If it sounds conspiratorial, it’s because it sometimes is – but often isn’t. The Nazis, the Bolsheviks, the Islamists have all in the past operatedat least in part as conspiracies. But in many, if not most cases, there is no need for a hidden cabal of string-pullers – the Illuminati, the Elders of Zion, the Bilderbergers of the crazy conspiracy lore – all you need is a well-defined ideology, which drives a wide range of actors, informing both their methods and their objectives, without necessitating cooperation or coordination. Even at my estimate of 1 per cent of the population, we are still talking about millions of individuals, groups and organisations. But it’s a network at most, not a hierarchy. There are no orders from up high; there don’t need to be – it’s the broad beliefs that guide the activists towards their goals. It’s an example of a Hayekian spontaneous order, but directed against everything that Hayek stood for.
From historical experience we know that a group doesn’t have to be large – certainly not a majority – in order to eventually impose its vision on the rest of the society; it simply has to be better organised and more determined. The Nazis and the Bolsheviks, to use just those two prominent examples, used to be the activists of their day, starting as tiny minorities, who have nevertheless managed to make up with passion and hard work for what their lacked in numbers and to accumulate enough followers to get the power and then keep it.
These findings of history have been confirmed by computer models:
Scientists at Rensselaer Polytechnic Institute have found that when just 10 percent of the population holds an unshakable belief, their belief will always be adopted by the majority of the society.

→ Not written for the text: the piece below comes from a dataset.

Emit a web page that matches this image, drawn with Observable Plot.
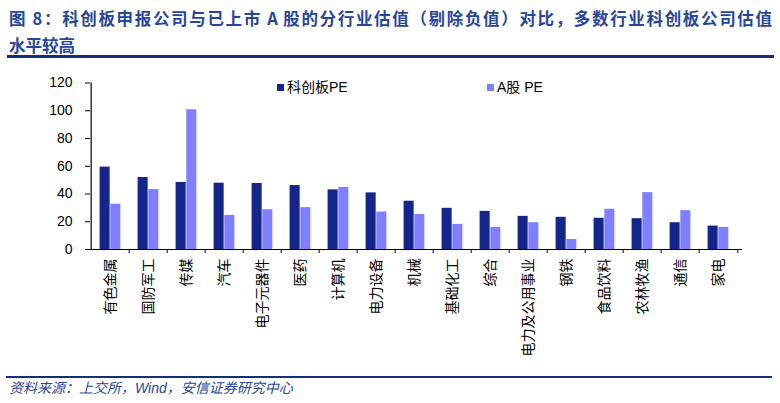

The scientists, who are members of the Social Cognitive Networks Academic Research Center (SCNARC) at Rensselaer, used computational and analytical methods to discover the tipping point where a minority belief becomes the majority opinion. The finding has implications for the study and influence of societal interactions ranging from the spread of innovations to the movement of political ideals.
“When the number of committed opinion holders is below 10 percent, there is no visible progress in the spread of ideas. It would literally take the amount of time comparable to the age of the universe for this size group to reach the majority,” said SCNARC Director Boleslaw Szymanski, the Claire and Roland Schmitt Distinguished Professor at Rensselaer. “Once that number grows above 10 percent, the idea spreads like flame”…
The findings were published in the July 22, 2011, early online edition of the journal Physical Review E in an article titled “Social consensus through the influence of committed minorities.”
An important aspect of the finding is that the percent of committed opinion holders required to shift majority opinion does not change significantly regardless of the type of network in which the opinion holders are working. In other words, the percentage of committed opinion holders required to influence a society remains at approximately 10 percent, regardless of how or where that opinion starts and spreads in the society.
That’s how the activists operate, by helping to build the support and then take advantage of the supporters’ enthusiasm – as well as the relative apathy, disinterest, and don’t-care-that-much attitude of often the majority of the society – to push through their agenda one small step after another.
What helps to make it happen is the fact that activists are not just an entirely random selection of individuals scattered throughout the White Pages – they are people who gravitate towards professions and callings which will help them to advance their causes. This means not just politics and bureaucracy, but also education, media, entertainment, culture, arts, and other related fields. In that aspect, the radical activist elite of today are perhaps less Marxist than Gramscian. It was Antonio Gramsci, after all, filling his time in one of Mussolini’s jails, who posited that the capture of the means of cultural production is perhaps even more important – and certainly easier – than the capture of the means of economic production if you want to transform the society. And so, generations of activists have embarked on the “the long march through the institutions” (as one of Gramsci’s spiritual children, Rudi Dutschke, called it), all of which, whether they are meant to educate, inform or entertain, vastly magnify the voice and the influence of a small minority and help to manufacture cohorts of ever-ready supporters.
All I have written above is not to be taken as an argument for opposing any and all social and other change. Clearly, all societies evolve, and those that don’t, stagnate and eventually die out. Change is a part of life. But not all change is equal; some can be good, some not necessarily so (all depending on where you stand, of course). But we should be more cautious – because we should be more conscious of different agendas that motivate people.
The activists and the supporters – it is not a conspiracy. It’s all there in plain sight: the players, the methods, the objectives. We cannot hide behind ignorance. There is a battle for the future going on, and if we care about the shape of that future, we need to fight for the hearts and minds of the vast majority of people in the middle. The activists certainly do.